I'm actually reading two food books right now. The one I wrote about the other day and one called Julie and Julia: My Year of Cooking Dangerously. In order to stave off her biological clock and an impending nervous breakdown, Julie Powell (this is a true story, by the way) decided to cook every recipe - that's 524 - in Julia Child's seminal Mastering the Art of French Cooking. Hilarity, obscenities, offal and 10 pounds of butter induced weight gain ensue.
Anyway, it's been a really enjoyable book, and I'm sorry that I'm down to the last few pages. Although now I can comfort myself with her newest memoir, Cleaving: A Story of Marriage, Meat and Obsession. French cooking mastered, she goes on to try her hand at butchery.

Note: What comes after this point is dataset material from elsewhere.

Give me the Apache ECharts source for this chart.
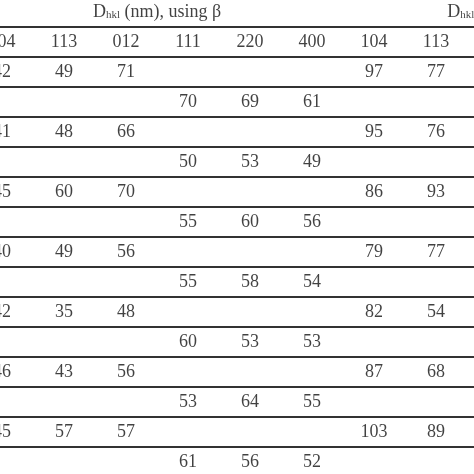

So, as I said, an enjoyable read. It's not rocket science, or food science for that matter, just a little peek into a year in someone's life when they decide to do something a little crazy. But then there's this thought, and it takes the whole thing to a new level (for me at least):
I knew this because for nearly eleven months Julia had resided in my brain, in those drafty, capacious, hopeful apartments where the ghost of Santa Claus still placidly rattled about, along with my watchfully dead grandmother, and reincarnation and magic and everything else that couldn't survive out in the brighter hard highways of my mean metropolitan mind.
So lovely and real and universal. I'm sure we all have these places in us. Harry Potter, my alternate existence as a hippie in a yurt, the idea of soul mates and karma happily wander around in mine.